I have the following string

Date: 20/8/2020 Duration: 0.33 IP: 110.1.x.x Server:01

I'm applying findall as a way to split my string when I apply findall it split I & P how can I change expression to get this output

['Date: 20/8/2020 ', 'Duration: 0.33 ', 'IP: 110.1.x.x ', 'Server:01'] 

text = "Date: 20/8/2020 Duration: 0.33 IP: 110.1.x.x Server:01"
my_list = re.findall('[a-zA-Z][^A-Z]*', text)
my_list

['Date: 20/8/2020 ', 'Duration: 0.33 ', 'I', 'P: 110.1.x.x ', 'Server:01']

Answer 1

Look for any string that begins with either two uppercase letters, or an uppercase followed by a lowercase, and then match until you find either the same pattern or end of line.

>>> re.findall(r'([A-Z][a-zA-Z].*?)\s*(?=[A-Z][a-zA-Z]|$)', text)
['Date: 20/8/2020', 'Duration: 0.33', 'IP: 110.1.x.x', 'Server:01']

You may also wish to use this to create a dictionary.

>>> dict(re.split(r'\s*:\s*', m, 1) for m in re.findall(r'([A-Z][a-zA
-Z].*?)\s*(?=[A-Z][a-zA-Z]|$)', text))
{'Date': '20/8/2020', 'Duration': '0.33', 'IP': '110.1.x.x', 'Server': '01'}

Answer 2

With Regex you should always be as precise as possible.
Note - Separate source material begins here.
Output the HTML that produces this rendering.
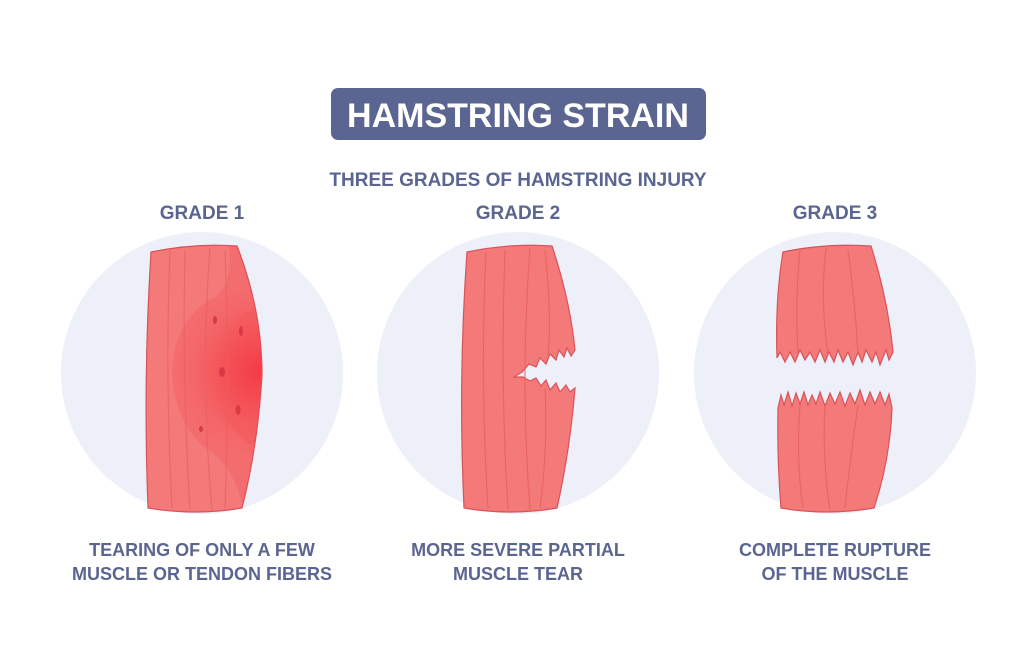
<!DOCTYPE html>
<html><head><meta charset="utf-8"><style>
body{margin:0;background:#fff;}
svg{display:block}
text{font-family:"Liberation Sans","DejaVu Sans",sans-serif;font-weight:bold;fill:#5b6591;text-anchor:middle}
</style></head><body>
<svg width="1024" height="668" viewBox="0 0 1024 668" xmlns="http://www.w3.org/2000/svg">
<defs>
<radialGradient id="bruise" cx="262" cy="372" r="95" gradientUnits="userSpaceOnUse">
<stop offset="0" stop-color="#f43a44"/><stop offset="0.45" stop-color="#f4555a"/><stop offset="1" stop-color="#f46a6b" stop-opacity="0"/>
</radialGradient>
<clipPath id="m1"><path d="M151,252 Q195,243 237,246 Q262,310 262,375 Q258,445 242,508 Q195,516 148,508 Q143,380 151,252Z"/></clipPath>
</defs>
<rect x="331" y="88" width="375" height="52" rx="7" fill="#5b6591"/>
<text x="518" y="127" font-size="34" style="fill:#fff">HAMSTRING STRAIN</text>
<text x="518" y="186" font-size="19">THREE GRADES OF HAMSTRING INJURY</text>
<text x="202" y="219" font-size="19">GRADE 1</text>
<text x="518" y="219" font-size="19">GRADE 2</text>
<text x="835" y="219" font-size="19">GRADE 3</text>

<circle cx="202" cy="373" r="141" fill="#edf0f8"/>
<circle cx="518" cy="373" r="141" fill="#edf0f8"/>
<circle cx="835" cy="373" r="141" fill="#edf0f8"/>

<!-- grade 1 -->
<path d="M151,252 Q195,243 237,246 Q262,310 262,375 Q258,445 242,508 Q195,516 148,508 Q143,380 151,252Z" fill="#f47a79"/>
<g clip-path="url(#m1)">
<path d="M228,240 Q235,290 210,300 Q175,320 172,372 Q175,430 215,455 Q235,470 245,515 L280,515 L280,240Z" fill="#f46d6e"/>
<path d="M258,305 Q225,320 215,370 Q215,420 250,445 L280,445 L280,305Z" fill="#f35f62"/>
<circle cx="262" cy="372" r="95" fill="url(#bruise)"/>
</g>
<path d="M151,252 Q195,243 237,246 Q262,310 262,375 Q258,445 242,508 Q195,516 148,508 Q143,380 151,252Z" fill="none" stroke="#d8525a" stroke-width="1.2"/>
<g stroke="#e6605f" stroke-width="1.2" fill="none" opacity="0.7">
<path d="M170,250 Q165,380 172,508"/><path d="M185,250 Q182,380 190,510"/><path d="M210,248 Q200,380 212,510"/><path d="M225,250 Q230,380 225,508"/>
</g>
<g fill="#d83a45"><ellipse cx="215" cy="320" rx="2" ry="4"/><ellipse cx="241" cy="331" rx="2" ry="5"/><ellipse cx="222" cy="372" rx="3" ry="5"/><ellipse cx="238" cy="410" rx="2.5" ry="5"/><ellipse cx="201" cy="429" rx="2" ry="3"/></g>

<!-- grade 2 -->
<path d="M467,252 Q510,243 552,246 Q570,300 575,350 L571,356 L567,348 L564,357 L559,350 L556,360 L550,354 L546,364 L540,358 L536,367 L529,364 L522,372 L514,377 L523,377 L530,381 L536,378 L541,386 L546,380 L550,390 L556,383 L560,392 L566,385 L570,392 L575,388 Q570,450 557,508 Q510,516 464,508 Q458,380 467,252Z" fill="#f47a79" stroke="#d8525a" stroke-width="1.2"/>
<g stroke="#e6605f" stroke-width="1.2" fill="none" opacity="0.8">
<path d="M486,252 Q480,380 488,508"/><path d="M505,250 Q500,380 508,510"/><path d="M530,248 Q520,380 530,510"/><path d="M545,250 Q552,320 548,355"/><path d="M545,388 Q548,450 540,508"/>
</g>

<!-- grade 3 -->
<path d="M783,252 Q825,243 871,246 Q888,300 893,352 L889,360 L886,350 L880,365 L876,352 L872,362 L866,350 L862,362 L858,352 L853,365 L848,352 L843,362 L838,350 L834,362 L829,352 L825,362 L820,350 L815,362 L810,352 L805,360 L800,350 L795,362 L790,352 L785,362 L780,352 L777,358 Q775,300 783,252Z" fill="#f47a79" stroke="#d8525a" stroke-width="1.2"/>
<path d="M778,408 L781,395 L784,405 L788,392 L792,406 L796,393 L800,404 L804,392 L808,405 L812,395 L816,404 L820,392 L825,406 L830,393 L835,404 L840,392 L845,406 L850,393 L855,404 L860,390 L865,405 L870,392 L875,404 L880,392 L885,405 L889,394 L892,408 Q890,460 874,508 Q825,516 781,508 Q777,460 778,408Z" fill="#f47a79" stroke="#d8525a" stroke-width="1.2"/>
<g stroke="#e6605f" stroke-width="1.2" fill="none" opacity="0.8">
<path d="M800,250 Q795,300 798,355"/><path d="M826,248 Q820,300 828,355"/><path d="M848,250 Q855,300 858,355"/>
<path d="M800,405 Q796,460 803,508"/><path d="M825,405 Q822,460 830,510"/><path d="M858,405 Q850,460 845,508"/>
</g>

<text x="202" y="556" font-size="18">TEARING OF ONLY A FEW</text>
<text x="202" y="580" font-size="18">MUSCLE OR TENDON FIBERS</text>
<text x="518" y="556" font-size="18">MORE SEVERE PARTIAL</text>
<text x="518" y="580" font-size="18">MUSCLE TEAR</text>
<text x="835" y="556" font-size="18">COMPLETE RUPTURE</text>
<text x="835" y="580" font-size="18">OF THE MUSCLE</text>
</svg>
</body></html>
So if you know that your input data always looks like that, I would suggest writing the full words in Regex.

If that's not what you want you have to make a sacrifice of certainty:

1. Change Regex to accept any word containing letters of any size at any position
2. Add capital P as following letter
3. Add IP as special case

Answer 3

You can use:

(?<!\S)[A-Z][a-zA-Z]*:\s*\S+

Explanation

• (?<!\S)
• [AZ][a-zA-Z]*: Match an uppercase char AZ, optional chars a-zA-Z followed by :
• \s*\S Match optional whitespace chars and 1+ non whitespace chars

Regex demo

import re

pattern = r"(?<!\S)[A-Z][a-zA-Z]*:\s*\S+"
s = "Date: 20/8/2020 Duration: 0.33 IP: 110.1.x.x Server:01"
print(re.findall(pattern, s))

Output

['Date: 20/8/2020', 'Duration: 0.33', 'IP: 110.1.x.x', 'Server:01']